WINBURN v. LIBERTY MUTUAL INSURANCE COMPANY

United States District Court, Eastern District of Kentucky (1996)

Facts

Issue

Holding — Hood, J.

Rule

Reasoning

Deep Dive: How the Court Reached Its Decision

Jurisdiction and Diversity

The court began by examining the issue of jurisdiction, specifically whether complete diversity of citizenship existed among the parties involved. It noted that federal jurisdiction in this case was based on 28 U.S.C. § 1332, which requires that no plaintiff shares citizenship with any defendant. The plaintiffs, acting as administrators of Yohance Winburn's estate, were deemed to have the same citizenship as Winburn, which was Kentucky. Conversely, Liberty Mutual was a corporation organized under the laws of Massachusetts, and its principal place of business was also in Massachusetts. Mark Kernahan, on the other hand, was a resident of Kentucky. As a result, the court recognized that complete diversity was potentially compromised due to Kernahan's status as a Kentucky resident, which necessitated a closer examination of the claims against him.

Fraudulent Joinder Standard

The court proceeded to analyze whether the plaintiffs had a reasonable basis for their state law claims against Kernahan, which was critical to determining if he had been fraudulently joined to defeat diversity jurisdiction.

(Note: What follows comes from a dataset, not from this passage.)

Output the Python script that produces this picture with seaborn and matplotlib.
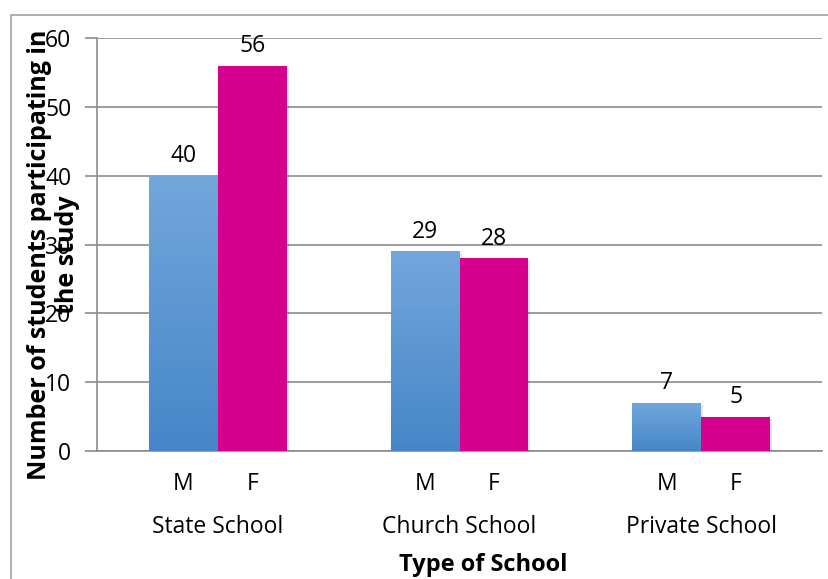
import numpy as np
import pandas as pd
import matplotlib
matplotlib.use('Agg')
import matplotlib.pyplot as plt
import matplotlib.patheffects as pe
from matplotlib.patches import Rectangle
from matplotlib.transforms import blended_transform_factory
import seaborn as sns

# Dados
escolas = ['State School', 'Church School', 'Private School']
sexos = ['M', 'F']
masculino = [40, 29, 7]
feminino = [56, 28, 5]
y_ticks = [0, 10, 20, 30, 40, 50, 60]

dados = pd.DataFrame({
    'Escola': escolas * 2,
    'Sexo': ['M'] * len(escolas) + ['F'] * len(escolas),
    'Alunos': masculino + feminino,
})

sns.set_style('white')
plt.rcParams['font.family'] = ['Open Sans', 'DejaVu Sans']
plt.rcParams['text.color'] = 'black'
plt.rcParams['xtick.labelcolor'] = 'black'
plt.rcParams['ytick.labelcolor'] = 'black'
FS = 16.5

W, H = 829, 579
fig = plt.figure(figsize=(W / 100, H / 100), dpi=100)
ax = fig.add_axes([97 / W, (H - 451) / H, (822 - 97) / W, (451 - 38) / H])

ax = sns.barplot(data=dados, x='Escola', y='Alunos', hue='Sexo', hue_order=sexos,
                 order=escolas, palette={'M': '#5b9bd5', 'F': '#d6008f'}, saturation=1,
                 width=0.57, gap=0, legend=False, ax=ax, zorder=3)

ax.grid(axis='y', color='#8c8c8c', linewidth=1.2, zorder=0)
ax.set_axisbelow(True)

# Gradiente azul nas barras masculinas + sombra leve
gradiente = np.linspace(0, 1, 256).reshape(-1, 1)
cmap_azul = matplotlib.colors.LinearSegmentedColormap.from_list('azul', ['#4686c8', '#72a7dc'])
n = len(escolas)
centros = []
for i, bar in enumerate(ax.patches[:2 * n]):
    bar.set_path_effects([pe.SimplePatchShadow(offset=(1.5, -1.5), alpha=0.12), pe.Normal()])
    bar.set_edgecolor('none')
    centros.append(bar.get_x() + bar.get_width() / 2)
    if i < n:
        x0, w, h = bar.get_x(), bar.get_width(), bar.get_height()
        im = ax.imshow(gradiente, cmap=cmap_azul, origin='lower', extent=[x0, x0 + w, 0, h],
                       aspect='auto', zorder=4)
        im.set_clip_path(bar)

    # Rótulos de valor
    ax.annotate(f'{bar.get_height():g}', (centros[-1], bar.get_height()),
                xytext=(0, 5.5), textcoords='offset points', ha='center', va='bottom',
                fontsize=FS, color='black', zorder=5)

ax.set_xlim(-0.5, n - 0.5)
ax.set_ylim(0, 60)
ax.set_yticks(y_ticks)

# Eixo x em dois níveis
ax.set_xticks(centros)
ax.set_xticklabels(['M'] * n + ['F'] * n, fontsize=FS)
ax.tick_params(axis='x', length=0, pad=15)
tr = blended_transform_factory(ax.transData, fig.transFigure)
for i, escola in enumerate(escolas):
    fig.text(i, 1 - 527 / H, escola, transform=tr, ha='center', va='center', fontsize=FS)
fig.text(483 / W, 1 - 565 / H, 'Type of School', ha='center', va='center',
         fontsize=17, fontweight='bold')
ax.set_xlabel('')

# Eixo y
ax.tick_params(axis='y', length=9, width=1.2, color='#8c8c8c', pad=9.5, labelsize=FS, left=True)
ax.set_ylabel('')
ax.text(-0.06, 0.475, 'Number of students participating in\nthe study', transform=ax.transAxes,
        rotation=90, ha='center', va='center', multialignment='center',
        fontsize=18, fontweight='bold', linespacing=1.15)

for lado in ['top', 'right']:
    ax.spines[lado].set_visible(False)
for lado in ['left', 'bottom']:
    ax.spines[lado].set_color('#8c8c8c')
    ax.spines[lado].set_linewidth(1.2)

# Moldura do gráfico
fig.patches.append(Rectangle((11 / W, -0.1), 1.2, 1 - 15 / H + 0.1, transform=fig.transFigure,
                             fill=False, edgecolor='#a0a0a0', linewidth=1.2))

plt.savefig('out.png', dpi=100)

The defendants bore the burden of proving fraudulent joinder, meaning they needed to demonstrate that there was no possibility of recovery against Kernahan under Kentucky law. The standard applied was not whether the plaintiffs would ultimately succeed in their claims, but rather whether they had stated a colorable claim that could survive a motion to dismiss. The court emphasized that any ambiguities in state law should be resolved in favor of the nonremoving party, which in this case were the plaintiffs. This principle guided the court’s analysis as it evaluated the merits of the claims against Kernahan.

Claims Assessment: Consumer Protection Act

The court first addressed the claim brought under the Kentucky Consumer Protection Act (CPA), KRS 367.220. It concluded that the plaintiffs did not have a viable claim under this statute since Kentucky courts had indicated that only the purchaser of an insurance policy could invoke the protections afforded by the CPA. The court cited previous cases to support the notion that privity of contract was necessary, meaning that only the insured could be considered a consumer deserving protection under the CPA. Since the plaintiffs were not the purchasers of the insurance policy, the court determined that they could not assert a claim against Kernahan under the CPA. Consequently, the court found that this claim did not provide a reasonable basis for predicting that the plaintiffs could prevail against him.

Claims Assessment: Common Law Bad Faith

Next, the court considered the plaintiffs’ claim of common law bad faith against Kernahan. It noted that under Kentucky law, an agent could be held personally liable for tortious conduct committed within the scope of their employment. The court referenced case law that established that a party could sue an agent directly without the necessity of also suing the principal. This provided a solid basis for the plaintiffs' claim against Kernahan, particularly given the allegations of misrepresentation regarding the insurance policy limits. The court found that the plaintiffs had articulated a plausible claim under Kentucky law, thus concluding that the defendants had not met their burden to prove that Kernahan was fraudulently joined.

Claims Assessment: Unfair Claims Settlement Act

The court then evaluated the claim under the Unfair Claims Settlement Act, which prohibits misrepresentation of pertinent facts regarding insurance policy provisions. The court determined that the plaintiffs had adequately alleged that Kernahan misrepresented the insurance policy limits, which could be construed as a violation of this Act. The defendants contended that Kernahan could not be considered a "person" under the Act, but the court rejected this argument, asserting that the statutory definition of "person" included individuals such as Kernahan. The court concluded that the plaintiffs had presented an arguable claim under the Unfair Claims Settlement Act, further reinforcing the notion that Kernahan was not fraudulently joined, as there was a reasonable basis for the claims against him.

Conclusion on Remand

In conclusion, the court determined that the plaintiffs had valid claims for common law bad faith and under the Unfair Claims Settlement Act against Kernahan, which meant that fraudulent joinder was not established. As the court found that complete diversity of citizenship was absent due to Kernahan's presence as a defendant, it ruled that the case should be remanded to state court. The court emphasized that its analysis did not require a full determination of the plaintiffs' likelihood of success but rather whether the claims against Kernahan had a colorable basis in law and fact. Consequently, the motion to remand was granted, and the case was ordered to be returned to Shelby Circuit Court for further proceedings.